Syrian Christians are ‘vulnerable’ says peer
CHRISTIANS IN Syria are particularly vulnerable during the violence in the country, the former bishop of Oxford has warned.
In the House of Lords, Lord Harries of Pentregarth also raised the plight of Kurdish minority in the wartorn country and asked what the Government was doing to help protect minorities.
He said: “Christians are particularly vulnerable at the moment because they have been relatively protected under the Assad regime, they are disproportionately represented among refugees and people who are internally displaced and of course they are particularly at risk with the wholesale outbreak of sectarian violence.”

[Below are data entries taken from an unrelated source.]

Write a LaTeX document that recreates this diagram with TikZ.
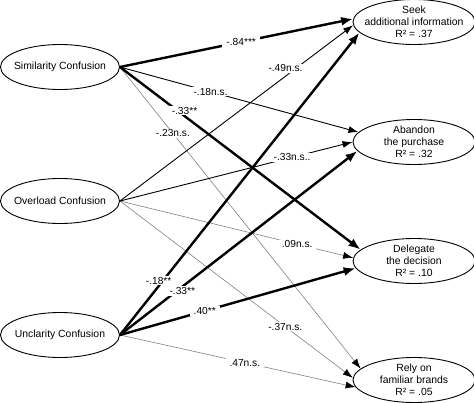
\documentclass[tikz,border=0pt]{standalone}
\usepackage{fontspec}
\setmainfont{Liberation Sans}
\usetikzlibrary{arrows.meta,shapes.geometric}
\begin{document}
\begin{tikzpicture}[x=1pt,y=-1pt,
  lell/.style={draw,ellipse,line width=0.9pt,minimum width=119pt,minimum height=45pt,inner sep=0pt},
  rell/.style={draw,ellipse,line width=0.9pt,minimum width=122pt,minimum height=45pt,inner sep=0pt},
  txt/.style={align=center,font=\fontsize{10.4}{12}\selectfont,inner sep=0pt},
  lbl/.style={fill=white,font=\fontsize{10.2}{12}\selectfont,inner xsep=4pt,inner ysep=1pt},
  thickarr/.style={line width=2.4pt,-{Latex[length=12pt,width=9pt]}},
  thinarr/.style={line width=0.9pt,-{Latex[length=10pt,width=7pt]}},
  grayarr/.style={line width=0.6pt,draw=black!50,-{Latex[length=10pt,width=7pt,color=black]}},
]
\useasboundingbox (0,0) rectangle (474,402);

% left ellipses
\node[lell] (sim) at (60,67) {};
\node[txt] (simt) at (sim.center) {Similarity Confusion};
\node[lell] (over) at (60,201) {};
\node[txt] (overt) at (over.center) {Overload Confusion};
\node[lell] (uncl) at (60,335) {};
\node[txt] (unclt) at (uncl.center) {Unclarity Confusion};

% right ellipses
\node[rell] (seek) at (414,22) {};
\node[txt] (seekt) at (seek.center) {Seek\\additional information\\R² = .37};
\node[rell] (aban) at (414,142) {};
\node[txt] (abant) at (aban.center) {Abandon\\the purchase\\R² = .32};
\node[rell] (dele) at (414,261) {};
\node[txt] (delet) at (dele.center) {Delegate\\the decision\\R² = .10};
\node[rell] (rely) at (414,380) {};
\node[txt] (relyt) at (rely.center) {Rely on\\familiar brands\\R² = .05};

% gray edges first
\draw[grayarr] (sim.east) -- node[lbl,pos=0.22] (l4) {-.23n.s.} (rely.168);
\draw[grayarr] (over.east) -- node[lbl,pos=0.76] (l7) {.09n.s.} (dele.177);
\draw[grayarr] (over.east) -- node[lbl,pos=0.71] (l8) {-.37n.s.} (rely.178);
\draw[grayarr] (uncl.east) -- node[lbl,pos=0.53] (l12) {.47n.s.} (rely.187);

% thin black edges
\draw[thinarr] (sim.east) -- node[lbl,pos=0.38] (l2) {-.18n.s.} (aban.170);
\draw[thinarr] (over.east) -- node[lbl,pos=0.71,yshift=8pt] (l5) {-.49n.s.} (seek.183);
\draw[thinarr] (over.east) -- node[lbl,pos=0.74] (l6) {-.33n.s..} (aban.180);

% thick edges
\draw[thickarr] (sim.east) -- node[lbl,pos=0.52] (l1) {-.84***} (seek.177);
\draw[thickarr] (sim.east) -- node[lbl,pos=0.26,yshift=4pt,xshift=2pt] (l3) {-.33**} (dele.168);
\draw[thickarr] (uncl.east) -- node[lbl,pos=0.17,yshift=3pt,xshift=-2pt] (l9) {-.18**} (seek.191);
\draw[thickarr] (uncl.east) -- node[lbl,pos=0.25,xshift=3pt,yshift=-2pt] (l10) {-.33**} (aban.189);
\draw[thickarr] (uncl.east) -- node[lbl,pos=0.36] (l11) {.40**} (dele.187);
\end{tikzpicture}
\end{document}
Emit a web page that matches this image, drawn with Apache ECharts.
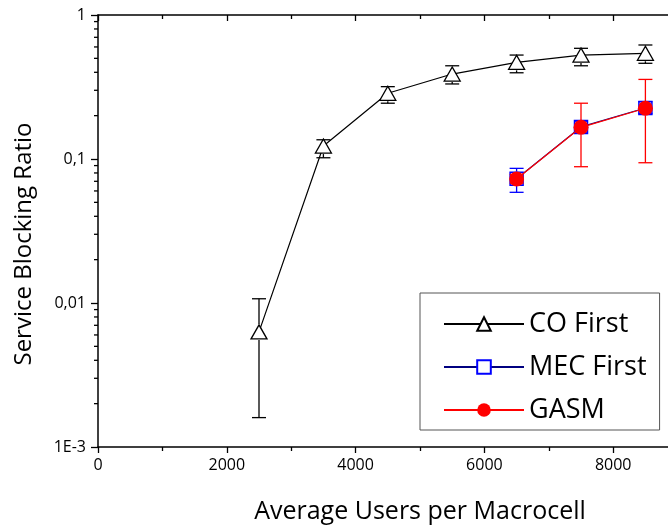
<!DOCTYPE html>
<html><head><meta charset="utf-8">
<script src="https://cdn.jsdelivr.net/npm/echarts@6/dist/echarts.min.js"></script>
<style>html,body{margin:0;padding:0;background:#fff}#c{width:668px;height:526px}</style>
</head><body><div id="c"></div>
<script>
// ---- data ----
const xUsers = [2500, 3500, 4500, 5500, 6500, 7500, 8500];
const coFirst = [0.0063, 0.123, 0.286, 0.389, 0.469, 0.527, 0.542];
const coLow   = [0.0016, 0.102, 0.244, 0.332, 0.397, 0.444, 0.462];
const coHigh  = [0.0107, 0.136, 0.318, 0.444, 0.527, 0.587, 0.619];

const xEdge = [6500, 7500, 8500];
const mecFirst = [0.073, 0.167, 0.226];
const mecLow   = [0.0587, 0.152, 0.207];
const mecHigh  = [0.0861, 0.183, 0.250];

const gasm     = [0.0726, 0.166, 0.225];
const gasmLow  = [0.068, 0.0884, 0.0942];
const gasmHigh = [0.078, 0.244, 0.357];

const yTickValues = [0.001, 0.01, 0.1, 1];
const yTickLabels = ['1E-3', '0,01', '0,1', '1'];
const yMinorTicks = [0.002, 0.003, 0.004, 0.005, 0.006, 0.007, 0.008, 0.009,
                     0.02, 0.03, 0.04, 0.05, 0.06, 0.07, 0.08, 0.09,
                     0.2, 0.3, 0.4, 0.5, 0.6, 0.7, 0.8, 0.9];

const seriesNames = ['CO First', 'MEC First', 'GASM'];
const xTitle = 'Average Users per Macrocell';
const yTitle = 'Service Blocking Ratio';

// ---- chart ----
const FONT = '"Open Sans", sans-serif';
const chart = echarts.init(document.getElementById('c'), null, {renderer: 'canvas'});

function errorBars(name, xs, ys, lows, highs, color, z, gap) {
  return {
    type: 'custom', name: name, z: z, silent: true, clip: false,
    data: xs.map((x, i) => [x, ys[i], lows[i], highs[i]]),
    encode: {x: 0, y: 1},
    renderItem: function (params, api) {
      const c = api.coord([api.value(0), api.value(1)]);
      const pl = api.coord([api.value(0), api.value(2)]);
      const ph = api.coord([api.value(0), api.value(3)]);
      const cap = 7;
      const style = {stroke: color, lineWidth: 1.3};
      const ch = [
        {type: 'line', shape: {x1: c[0] - cap, y1: ph[1], x2: c[0] + cap, y2: ph[1]}, style: style},
        {type: 'line', shape: {x1: c[0] - cap, y1: pl[1], x2: c[0] + cap, y2: pl[1]}, style: style}
      ];
      if (ph[1] < c[1] - gap) ch.push({type: 'line', shape: {x1: c[0], y1: ph[1], x2: c[0], y2: c[1] - gap}, style: style});
      if (pl[1] > c[1] + gap) ch.push({type: 'line', shape: {x1: c[0], y1: c[1] + gap, x2: c[0], y2: pl[1]}, style: style});
      return {type: 'group', children: ch};
    }
  };
}

const option = {
  animation: false,
  backgroundColor: '#fff',
  textStyle: {fontFamily: FONT},
  grid: {left: 98, top: 15, width: 644, height: 432, outerBoundsMode: 'none', containLabel: false},
  legend: {
    data: seriesNames,
    orient: 'vertical',
    left: 420, top: 293,
    padding: [16, 13, 5, 23],
    itemWidth: 80, itemHeight: 17, itemGap: 13,
    borderColor: '#555', borderWidth: 1,
    backgroundColor: '#fff',
    textStyle: {fontFamily: FONT, fontSize: 27, color: '#000', lineHeight: 30},
    selectedMode: false
  },
  xAxis: [{
    type: 'value', min: 0, max: 10000, interval: 2000,
    name: xTitle, nameLocation: 'middle', nameGap: 52,
    nameTextStyle: {fontFamily: FONT, fontSize: 25, color: '#000'},
    axisLine: {show: true, onZero: false, lineStyle: {color: '#000', width: 1.5}},
    axisTick: {show: true, inside: false, length: 6, lineStyle: {color: '#000', width: 1.3}},
    minorTick: {show: true, splitNumber: 2, length: 4, lineStyle: {color: '#000', width: 1.3}},
    axisLabel: {fontFamily: FONT, fontSize: 16, color: '#000', margin: 10,
                formatter: function (v) { return String(v); }},
    splitLine: {show: false}
  }, {
    type: 'value', position: 'top', min: 0, max: 10000, interval: 2000,
    axisLine: {show: true, onZero: false, lineStyle: {color: '#000', width: 1.5}},
    axisTick: {show: true, inside: true, length: 6, lineStyle: {color: '#000', width: 1.3}},
    minorTick: {show: true, splitNumber: 2, length: 4, lineStyle: {color: '#000', width: 1.3}},
    axisLabel: {show: false},
    splitLine: {show: false}
  }],
  yAxis: {
    type: 'log', logBase: 10, min: 0.001, max: 1,
    name: yTitle, nameLocation: 'middle', nameGap: 62,
    nameTextStyle: {fontFamily: FONT, fontSize: 24, color: '#000', padding: [0, 26, 0, 0]},
    axisLine: {show: true, onZero: false, lineStyle: {color: '#000', width: 1.5}},
    axisTick: {show: true, inside: false, length: 7, lineStyle: {color: '#000', width: 1.3}},
    axisLabel: {
      fontFamily: FONT, fontSize: 16, color: '#000', margin: 12,
      formatter: function (v) {
        const i = yTickValues.findIndex(t => Math.abs(Math.log10(t) - Math.log10(v)) < 1e-6);
        return i >= 0 ? yTickLabels[i] : '';
      }
    },
    splitLine: {show: false}
  },
  series: [
    {
      type: 'custom', name: 'yMinor', silent: true, clip: false, z: 10,
      data: yMinorTicks.map(v => [xUsers[0], v]),
      encode: {x: 0, y: 1},
      renderItem: function (params, api) {
        const p = api.coord([0, api.value(1)]);
        return {type: 'group', children: [
          {type: 'line', shape: {x1: p[0] - 4, y1: p[1], x2: p[0], y2: p[1]},
           style: {stroke: '#000', lineWidth: 1.3}}
        ]};
      }
    },
    errorBars('CO First err', xUsers, coFirst, coLow, coHigh, '#000', 2, 8),
    {
      type: 'line', name: 'CO First', z: 3,
      data: xUsers.map((x, i) => [x, coFirst[i]]),
      symbol: 'triangle', symbolSize: [16, 14],
      lineStyle: {color: '#000', width: 1.2},
      itemStyle: {color: '#fff', borderColor: '#000', borderWidth: 1.3},
      emphasis: {disabled: true}
    },
    {
      type: 'line', name: 'MEC First', z: 4,
      data: xEdge.map((x, i) => [x, mecFirst[i]]),
      symbol: 'rect', symbolSize: 13,
      lineStyle: {color: '#000080', width: 1.2},
      itemStyle: {color: '#fff', borderColor: '#0000ff', borderWidth: 1.5},
      emphasis: {disabled: true}
    },
    errorBars('MEC First err', xEdge, mecFirst, mecLow, mecHigh, '#0000ff', 5, 7),
    errorBars('GASM err', xEdge, gasm, gasmLow, gasmHigh, '#ff0000', 6, 7),
    {
      type: 'line', name: 'GASM', z: 7,
      data: xEdge.map((x, i) => [x, gasm[i]]),
      symbol: 'circle', symbolSize: 15,
      lineStyle: {color: '#ff0000', width: 1.2},
      itemStyle: {color: '#ff0000', borderColor: '#ff0000', borderWidth: 0},
      emphasis: {disabled: true}
    }
  ]
};
chart.setOption(option);
</script>
</body></html>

Lord Harries added: “Since the First World War the Kurdish people have been seeking their own country, which they feel they have been denied.
“There are reports that they will look for an opportunity to bring this into being now.”
He asked Foreign Office minister Baroness Warsi: “In what way are the Government bearing this possibility in mind?”
Lady Warsi said the inclusion of minorities in the national coalition had formed a large part of Government discussions.
“The president of the national coalition is Sheikh alKhatib; below him are four vice-presidents, one of whom is from the Christian community,” she said.
“A further two have been appointed from the Muslim community and a fourth position has been reserved for the Kurdish minority.
“However, that appointment has not yet been made because there are discussions within the Kurdish minority as to who would be the most appropriate person.
“The rights of all minorities, including the Christians and Kurds, have formed part of the discussions in relation both to the way in which the national coalition has been set up and to how those reforms are to be taken forward.
“On the wider question about the Kurds, I hope that, in the discussions that we are having with the national coalition, those are matters that we can move towards resolving.”